Remember the NOAA slogan: “When thunder roars, go indoors!”

Does this method work for heat lightning?

“Heat lightning” is a misnomer – it’s actually regular lightning from storms too far away for you to hear the thunder (typically more than 16-20 km distant). The term comes from the fact that these distant storms are often seen on hot summer nights when the air is clear enough to see far-away lightning but the thunder dissipates before reaching the observer.

Our calculator isn’t designed for heat lightning because:

• You can’t hear the thunder to measure the time difference
• The storms are typically beyond the useful range of this calculation method
• Atmospheric refraction can make distant lightning appear in different locations

However, if you can hear very faint thunder from what appears to be heat lightning, you can use the calculator, but be aware that the results may be less accurate due to the extreme distance and potential for sound to refract in the atmosphere.
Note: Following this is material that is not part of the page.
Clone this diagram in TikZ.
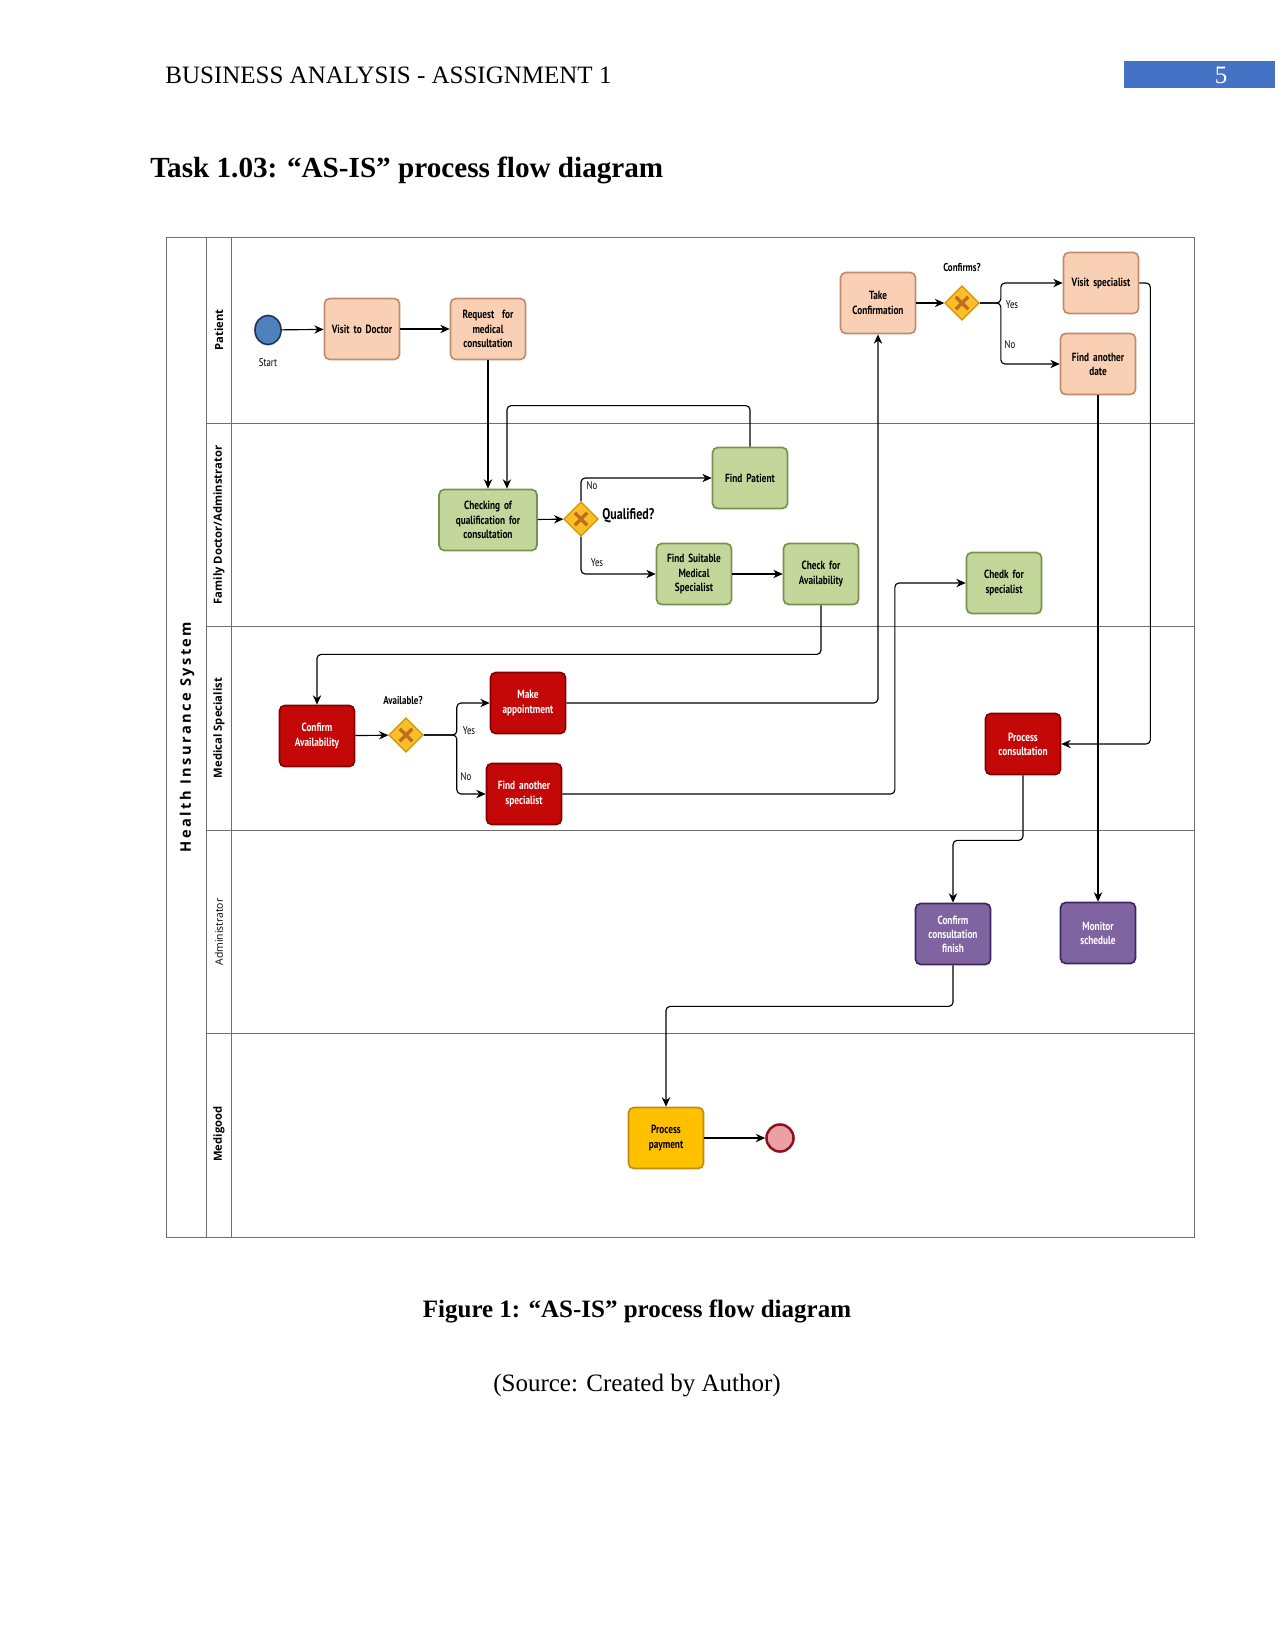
\documentclass[tikz,border=0pt]{standalone}
\usepackage{fontspec}
\setmainfont{Liberation Serif}
\newfontfamily\nf{PT Sans}[FakeStretch=0.78]
\newfontfamily\lf{Open Sans}
\usetikzlibrary{shapes.geometric,arrows.meta}
\definecolor{peachF}{RGB}{250,208,180}
\definecolor{peachD}{RGB}{190,140,110}
\definecolor{greenF}{RGB}{196,215,155}
\definecolor{greenD}{RGB}{120,145,80}
\definecolor{redF}{RGB}{196,8,8}
\definecolor{redD}{RGB}{130,0,0}
\definecolor{purpF}{RGB}{128,100,162}
\definecolor{purpD}{RGB}{60,40,95}
\definecolor{yelF}{RGB}{255,192,0}
\definecolor{yelD}{RGB}{190,140,20}
\definecolor{gwF}{RGB}{250,190,40}
\definecolor{gwD}{RGB}{205,150,0}
\definecolor{gwX}{RGB}{190,110,30}
\definecolor{startF}{RGB}{79,129,189}
\definecolor{startD}{RGB}{30,55,95}
\definecolor{endF}{RGB}{236,160,165}
\definecolor{endD}{RGB}{140,20,30}
\definecolor{hdrblue}{RGB}{68,114,196}
\definecolor{laneline}{RGB}{110,110,110}
\tikzset{
  task/.style={rounded corners=2.5pt, minimum width=35pt, minimum height=29.3pt,
    line width=0.8pt, align=center, text width=34pt, inner sep=1pt,
    font=\nf\bfseries\fontsize{5.7}{6.8}\selectfont},
  ptask/.style={task, fill=peachF, draw=peachD, text=black},
  gtask/.style={task, fill=greenF, draw=greenD, text=black},
  rtask/.style={task, fill=redF, draw=redD, text=white},
  vtask/.style={task, fill=purpF, draw=purpD, text=white},
  ytask/.style={task, fill=yelF, draw=yelD, text=black},
  gate/.style={diamond, minimum width=16.5pt, minimum height=16.5pt, inner sep=0pt,
    fill=gwF, draw=gwD, line width=0.6pt},
  arr/.style={-{Stealth[length=4.5pt,width=4pt]}, line width=0.55pt, rounded corners=2pt},
  lbl/.style={font=\nf\fontsize{5.4}{6.4}\selectfont, inner sep=0pt},
  blbl/.style={font=\nf\bfseries\fontsize{5.5}{6.6}\selectfont, inner sep=0pt},
  lanelbl/.style={rotate=90, font=\lf\bfseries\fontsize{5.4}{6.5}\selectfont, inner sep=0pt},
  lane/.style={laneline, line width=0.45pt},
}
\newcommand\gatex[1]{%
  \draw[gwX, line width=1.6pt] (#1.center) ++(-3pt,-3pt) -- ++(6pt,6pt);
  \draw[gwX, line width=1.6pt] (#1.center) ++(-3pt,3pt) -- ++(6pt,-6pt);}
\begin{document}
\begin{tikzpicture}[x=0.48pt, y=-0.48pt]
\path[use as bounding box] (0,0) rectangle (1275,1651);

% header
\node[anchor=west, inner sep=0pt, font=\fontsize{12}{14}\selectfont] (hdr) at (165,75) {BUSINESS ANALYSIS - ASSIGNMENT 1};
\fill[hdrblue] (1124,61) rectangle (1275,88);
\node[text=white, inner sep=0pt, font=\fontsize{12}{14}\selectfont] (pg) at (1221,75) {5};
\node[anchor=west, inner sep=0pt, font=\bfseries\fontsize{14}{17}\selectfont] (title) at (150,170) {Task 1.03: “AS-IS” process flow diagram};

% pool frame
\draw[lane] (166,237) rectangle (1194,1237);
\draw[lane] (206,237) -- (206,1237);
\draw[lane] (231,237) -- (231,1237);
\foreach \yy in {423,626,830,1033} {\draw[lane] (206,\yy) -- (1194,\yy);}

\node[rotate=90, inner sep=0pt, font=\lf\bfseries\fontsize{7}{8}\selectfont] (pool) at (187,737) {H\,e\,a\,l\,t\,h\ \,I\,n\,s\,u\,r\,a\,n\,c\,e\ \,S\,y\,s\,t\,e\,m};
\node[lanelbl] (l1) at (219,330) {Patient};
\node[lanelbl] (l2) at (219,525) {Family Doctor/Adminstrator};
\node[lanelbl] (l3) at (219,728) {Medical Specialist};
\node[lanelbl, font=\lf\fontsize{5}{6}\selectfont] (l4) at (219,932) {Administrator};
\node[lanelbl] (l5) at (219,1134) {Medigood};

% lane 1: Patient
\node[ellipse, minimum width=12.5pt, minimum height=14pt, inner sep=0pt, fill=startF, draw=startD, line width=0.8pt] (start) at (268,330) {};
\node[lbl] (startl) at (268,363) {Start};
\node[ptask] (visit) at (362,329) {Visit to Doctor};
\node[ptask] (req) at (488,329) {Request~ for\\medical\\consultation};
\node[ptask] (tc) at (878,303) {Take\\Confirmation};
\node[gate] (gc) at (962,303) {};
\gatex{gc}
\node[blbl] (gcl) at (962,267) {Confirms?};
\node[ptask] (vs) at (1101,283) {Visit specialist};
\node[ptask] (fd) at (1098,364) {Find another\\date};
\node[lbl] (yes1) at (1012,305) {Yes};
\node[lbl] (no1) at (1010,345) {No};

% lane 2: Family doctor
\node[gtask, minimum width=46pt, text width=45pt] (chk) at (488,520) {Checking of\\qualification for\\consultation};
\node[gate] (gq) at (581,519) {};
\gatex{gq}
\node[anchor=west, inner sep=0pt, font=\nf\bfseries\fontsize{7.4}{8}\selectfont] (gql) at (602,516) {Qualified?};
\node[gtask] (fp) at (750,478) {Find Patient};
\node[lbl] (no2) at (592,486) {No};
\node[lbl] (yes2) at (597,563) {Yes};
\node[gtask] (fs) at (694,574) {Find Suitable\\Medical\\Specialist};
\node[gtask] (ca) at (821,574) {Check for\\Availability};
\node[gtask] (cs) at (1004,583) {Chedk for\\specialist};

% lane 3: Medical specialist
\node[rtask] (cav) at (317,736) {Confirm\\Availability};
\node[gate] (ga) at (406,735) {};
\gatex{ga}
\node[blbl] (gal) at (403,700) {Available?};
\node[rtask] (ma) at (528,703) {Make\\appointment};
\node[rtask] (fa) at (524,794) {Find another\\specialist};
\node[lbl] (yes3) at (469,731) {Yes};
\node[lbl] (no3) at (466,777) {No};
\node[rtask] (pc) at (1023,744) {Process\\consultation};

% lane 4: Administrator
\node[vtask] (ccf) at (953,934) {Confirm\\consultation\\finish};
\node[vtask] (mon) at (1098,933) {Monitor\\schedule};

% lane 5: Medigood
\node[ytask] (pp) at (666,1138) {Process\\payment};
\node[circle, minimum size=13pt, inner sep=0pt, fill=endF, draw=endD, line width=1.2pt] (end) at (780,1138) {};

% connectors
\draw[arr] (start) -- (visit);
\draw[arr] (visit) -- (req);
\draw[arr] (req) -- (chk);
\draw[arr] (fp.north) -- ++(0,-41) -| ([xshift=9.1pt]chk.north);
\draw[arr] (chk) -- (gq);
\draw[arr] (gq.north) |- (fp.west);
\draw[arr] (gq.south) |- (fs.west);
\draw[arr] (fs) -- (ca);
\draw[arr] (ca.south) -- ++(0,49) -| (cav.north);
\draw[arr] (cav) -- (ga);
\draw[arr] (ga.east) -- ++(33,0) |- (ma.west);
\draw[arr] (ga.east) -- ++(33,0) |- (fa.west);
\draw[arr] (ma.east) -| (tc.south);
\draw[arr] (fa.east) -| ([xshift=-34pt]cs.west) -- (cs.west);
\draw[arr] (tc) -- (gc);
\draw[arr] (gc.east) -- ++(21,0) |- (vs.west);
\draw[arr] (gc.east) -- ++(21,0) |- (fd.west);
\draw[arr] (vs.east) -- ++(11,0) |- (pc.east);
\draw[arr] (fd.south) -- (mon.north);
\draw[arr] (pc.south) -- ++(0,65) -| (ccf.north);
\draw[arr] (ccf.south) -- ++(0,41) -| (pp.north);
\draw[arr] (pp) -- (end);

% caption
\node[inner sep=0pt, font=\bfseries\fontsize{12}{14}\selectfont] (cap) at (637,1311) {Figure 1: “AS-IS” process flow diagram};
\node[inner sep=0pt, font=\fontsize{12}{14}\selectfont] (src) at (637,1386) {(Source: Created by Author)};
\end{tikzpicture}
\end{document}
How does this calculation method compare to professional lightning detection systems?

Professional lightning detection systems like those used by meteorological agencies work differently:

Feature	Thunder Distance Calculator	Professional Systems
Accuracy	±5-10%	±100-500 meters
Range	Up to ~20 km	Up to 10,000 km
Cost	Free	$10,000-$100,000+
Real-time tracking	No	Yes
Portability	Yes (works anywhere)	Limited (fixed installations)

Professional systems use radio frequency detectors and triangulation from multiple sensors to pinpoint lightning strikes with extreme precision. However, for personal safety and most practical applications, our thunder distance calculator provides more than sufficient accuracy at no cost.